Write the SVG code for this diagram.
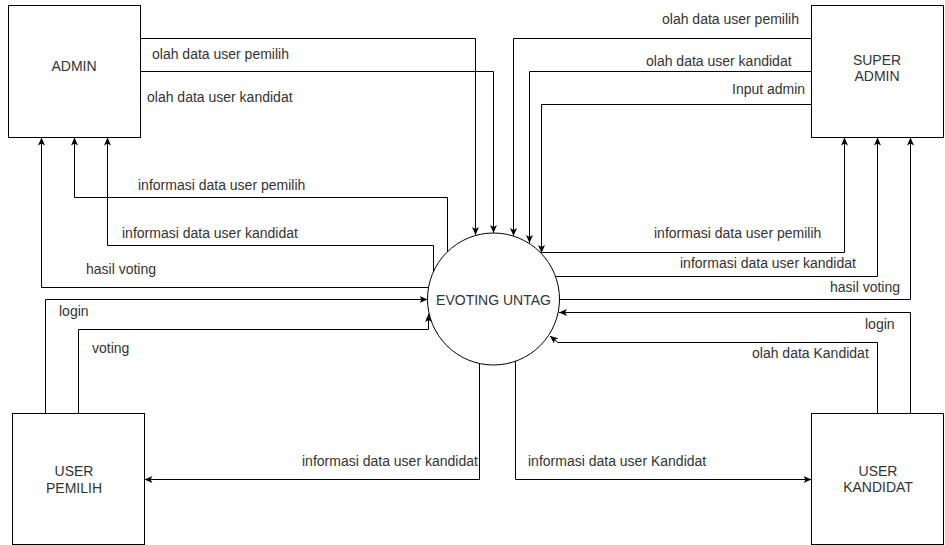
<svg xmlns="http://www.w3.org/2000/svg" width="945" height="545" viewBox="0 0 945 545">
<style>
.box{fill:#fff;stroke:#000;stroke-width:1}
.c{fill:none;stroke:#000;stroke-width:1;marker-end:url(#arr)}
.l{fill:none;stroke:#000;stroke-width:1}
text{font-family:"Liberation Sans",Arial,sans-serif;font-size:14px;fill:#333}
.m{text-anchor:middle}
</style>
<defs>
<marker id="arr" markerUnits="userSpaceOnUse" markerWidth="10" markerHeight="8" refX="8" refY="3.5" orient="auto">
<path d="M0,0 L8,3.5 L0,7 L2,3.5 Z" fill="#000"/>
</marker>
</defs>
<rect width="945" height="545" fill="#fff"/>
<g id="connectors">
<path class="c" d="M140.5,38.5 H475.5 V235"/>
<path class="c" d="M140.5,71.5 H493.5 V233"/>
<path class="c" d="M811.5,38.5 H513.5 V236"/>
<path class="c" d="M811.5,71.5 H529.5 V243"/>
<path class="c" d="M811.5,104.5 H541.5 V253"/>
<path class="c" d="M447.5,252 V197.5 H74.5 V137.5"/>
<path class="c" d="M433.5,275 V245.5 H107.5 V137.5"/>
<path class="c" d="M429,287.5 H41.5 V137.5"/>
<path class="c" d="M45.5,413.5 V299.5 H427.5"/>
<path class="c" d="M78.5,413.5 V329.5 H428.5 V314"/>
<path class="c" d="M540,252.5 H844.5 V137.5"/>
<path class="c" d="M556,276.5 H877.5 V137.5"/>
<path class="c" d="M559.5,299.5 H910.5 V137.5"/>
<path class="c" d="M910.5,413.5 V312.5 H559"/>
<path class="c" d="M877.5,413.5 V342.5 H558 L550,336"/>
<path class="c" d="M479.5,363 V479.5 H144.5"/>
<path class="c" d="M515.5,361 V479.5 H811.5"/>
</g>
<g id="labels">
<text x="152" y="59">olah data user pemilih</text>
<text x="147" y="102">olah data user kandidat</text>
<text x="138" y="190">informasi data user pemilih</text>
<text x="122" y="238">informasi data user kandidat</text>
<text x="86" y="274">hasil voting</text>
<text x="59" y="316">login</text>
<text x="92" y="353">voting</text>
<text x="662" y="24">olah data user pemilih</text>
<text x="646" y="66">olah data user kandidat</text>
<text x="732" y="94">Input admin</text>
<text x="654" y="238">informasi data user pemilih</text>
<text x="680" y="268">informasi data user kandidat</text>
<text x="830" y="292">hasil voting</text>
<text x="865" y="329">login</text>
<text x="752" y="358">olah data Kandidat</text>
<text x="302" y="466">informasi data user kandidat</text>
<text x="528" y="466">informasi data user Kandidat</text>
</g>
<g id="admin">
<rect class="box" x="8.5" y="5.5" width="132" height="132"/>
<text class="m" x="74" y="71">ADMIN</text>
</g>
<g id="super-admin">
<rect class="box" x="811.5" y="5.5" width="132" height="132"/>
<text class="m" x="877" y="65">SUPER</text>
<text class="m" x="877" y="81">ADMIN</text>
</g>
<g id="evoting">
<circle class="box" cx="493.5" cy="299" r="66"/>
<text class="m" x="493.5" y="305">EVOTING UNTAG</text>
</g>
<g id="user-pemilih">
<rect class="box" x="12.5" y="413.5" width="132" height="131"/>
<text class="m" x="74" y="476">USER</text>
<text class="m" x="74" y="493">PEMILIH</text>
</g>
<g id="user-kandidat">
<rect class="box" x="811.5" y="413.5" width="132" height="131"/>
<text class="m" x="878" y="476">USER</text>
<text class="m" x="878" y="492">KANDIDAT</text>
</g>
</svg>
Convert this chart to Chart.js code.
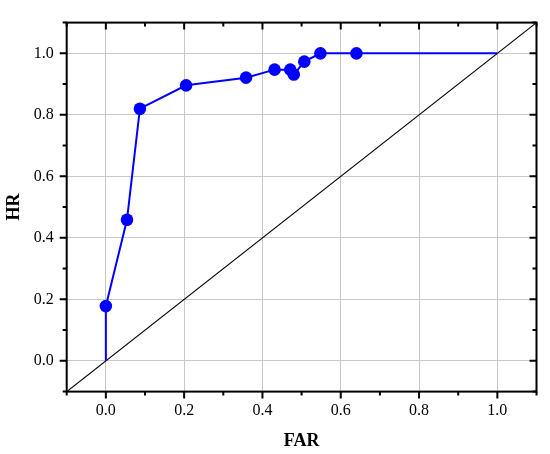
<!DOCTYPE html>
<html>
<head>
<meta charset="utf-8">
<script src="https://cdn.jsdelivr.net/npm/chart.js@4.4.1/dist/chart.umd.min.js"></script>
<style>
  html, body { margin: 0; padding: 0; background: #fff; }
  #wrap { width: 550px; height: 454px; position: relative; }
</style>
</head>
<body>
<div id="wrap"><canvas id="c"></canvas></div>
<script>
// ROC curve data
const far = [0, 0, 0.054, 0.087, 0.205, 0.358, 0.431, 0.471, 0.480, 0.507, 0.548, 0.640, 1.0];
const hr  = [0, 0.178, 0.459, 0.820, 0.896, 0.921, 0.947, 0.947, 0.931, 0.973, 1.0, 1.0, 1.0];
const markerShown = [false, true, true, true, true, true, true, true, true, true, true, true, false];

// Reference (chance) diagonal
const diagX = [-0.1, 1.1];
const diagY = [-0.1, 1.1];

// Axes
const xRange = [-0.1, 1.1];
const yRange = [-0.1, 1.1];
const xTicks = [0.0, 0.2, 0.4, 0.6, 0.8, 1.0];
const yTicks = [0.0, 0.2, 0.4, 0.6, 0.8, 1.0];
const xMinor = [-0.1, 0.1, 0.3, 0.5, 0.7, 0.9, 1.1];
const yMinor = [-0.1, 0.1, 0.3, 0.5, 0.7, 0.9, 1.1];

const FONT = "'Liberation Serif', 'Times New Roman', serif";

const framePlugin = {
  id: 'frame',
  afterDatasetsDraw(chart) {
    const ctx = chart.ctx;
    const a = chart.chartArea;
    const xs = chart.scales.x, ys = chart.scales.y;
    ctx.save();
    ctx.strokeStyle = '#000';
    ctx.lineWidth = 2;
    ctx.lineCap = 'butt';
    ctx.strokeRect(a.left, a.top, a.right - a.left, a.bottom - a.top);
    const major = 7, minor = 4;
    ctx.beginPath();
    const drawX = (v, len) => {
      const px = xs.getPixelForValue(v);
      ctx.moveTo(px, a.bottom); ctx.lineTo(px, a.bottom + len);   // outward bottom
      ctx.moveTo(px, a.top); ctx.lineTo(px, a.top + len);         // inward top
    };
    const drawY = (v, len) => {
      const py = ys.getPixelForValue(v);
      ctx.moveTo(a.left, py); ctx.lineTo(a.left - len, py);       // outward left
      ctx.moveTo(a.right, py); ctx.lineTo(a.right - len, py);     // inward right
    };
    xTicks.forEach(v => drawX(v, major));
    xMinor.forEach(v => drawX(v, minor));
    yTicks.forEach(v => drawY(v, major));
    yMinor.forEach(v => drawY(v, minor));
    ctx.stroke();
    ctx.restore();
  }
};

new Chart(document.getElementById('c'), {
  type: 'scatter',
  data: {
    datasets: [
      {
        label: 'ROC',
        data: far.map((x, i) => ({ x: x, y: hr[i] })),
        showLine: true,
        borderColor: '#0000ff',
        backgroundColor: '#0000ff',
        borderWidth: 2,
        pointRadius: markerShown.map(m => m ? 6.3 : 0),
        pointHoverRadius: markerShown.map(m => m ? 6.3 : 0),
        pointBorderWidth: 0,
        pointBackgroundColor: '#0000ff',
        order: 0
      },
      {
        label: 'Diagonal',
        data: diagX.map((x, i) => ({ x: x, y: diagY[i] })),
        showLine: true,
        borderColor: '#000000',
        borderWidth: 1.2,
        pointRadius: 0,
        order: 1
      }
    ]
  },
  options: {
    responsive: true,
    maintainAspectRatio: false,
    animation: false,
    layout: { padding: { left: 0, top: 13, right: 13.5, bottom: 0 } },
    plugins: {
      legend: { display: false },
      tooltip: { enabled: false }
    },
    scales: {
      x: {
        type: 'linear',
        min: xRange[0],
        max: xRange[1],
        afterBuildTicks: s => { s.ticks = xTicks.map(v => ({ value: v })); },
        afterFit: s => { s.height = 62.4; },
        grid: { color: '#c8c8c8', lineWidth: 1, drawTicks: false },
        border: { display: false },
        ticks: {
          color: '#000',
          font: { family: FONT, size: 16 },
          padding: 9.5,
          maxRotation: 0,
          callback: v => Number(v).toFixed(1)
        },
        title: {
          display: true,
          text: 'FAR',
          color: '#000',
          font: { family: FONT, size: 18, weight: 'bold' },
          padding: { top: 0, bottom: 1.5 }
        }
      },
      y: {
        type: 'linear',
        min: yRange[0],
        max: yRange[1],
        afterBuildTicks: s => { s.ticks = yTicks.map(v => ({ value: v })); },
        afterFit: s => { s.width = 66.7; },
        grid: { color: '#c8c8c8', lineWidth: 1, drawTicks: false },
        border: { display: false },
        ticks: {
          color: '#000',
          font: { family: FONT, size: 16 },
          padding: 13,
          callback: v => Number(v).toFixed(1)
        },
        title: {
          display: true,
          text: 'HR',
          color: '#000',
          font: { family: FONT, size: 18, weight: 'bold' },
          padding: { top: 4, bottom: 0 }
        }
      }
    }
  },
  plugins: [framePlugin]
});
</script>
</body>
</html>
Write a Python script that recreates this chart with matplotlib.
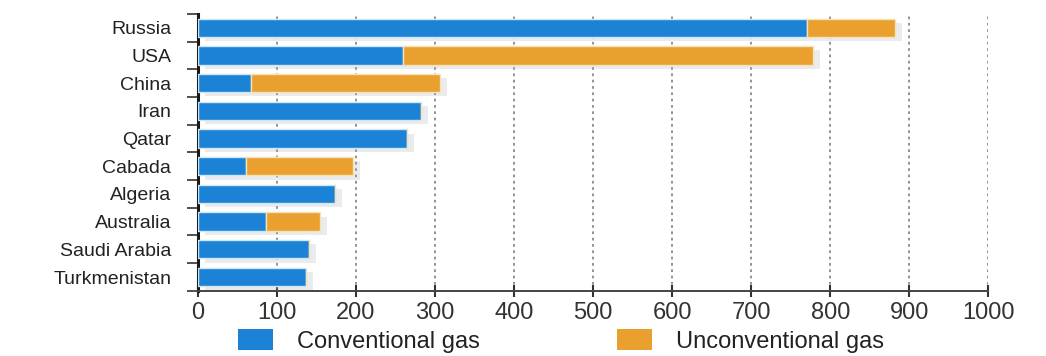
++++++++++++++++++++
Make an exact copy of the lines from the one with "Convert this chart to Chart.js code." through the one with "const diagY = [-0.1, 1.1];", both ends in, and nothing else. Drop every picture.

Convert this chart to Chart.js code.
<!DOCTYPE html>
<html>
<head>
<meta charset="utf-8">
<script src="https://cdn.jsdelivr.net/npm/chart.js@4.4.1/dist/chart.umd.min.js"></script>
<style>
  html, body { margin: 0; padding: 0; background: #fff; }
  #wrap { width: 550px; height: 454px; position: relative; }
</style>
</head>
<body>
<div id="wrap"><canvas id="c"></canvas></div>
<script>
// ROC curve data
const far = [0, 0, 0.054, 0.087, 0.205, 0.358, 0.431, 0.471, 0.480, 0.507, 0.548, 0.640, 1.0];
const hr  = [0, 0.178, 0.459, 0.820, 0.896, 0.921, 0.947, 0.947, 0.931, 0.973, 1.0, 1.0, 1.0];
const markerShown = [false, true, true, true, true, true, true, true, true, true, true, true, false];

// Reference (chance) diagonal
const diagX = [-0.1, 1.1];
const diagY = [-0.1, 1.1];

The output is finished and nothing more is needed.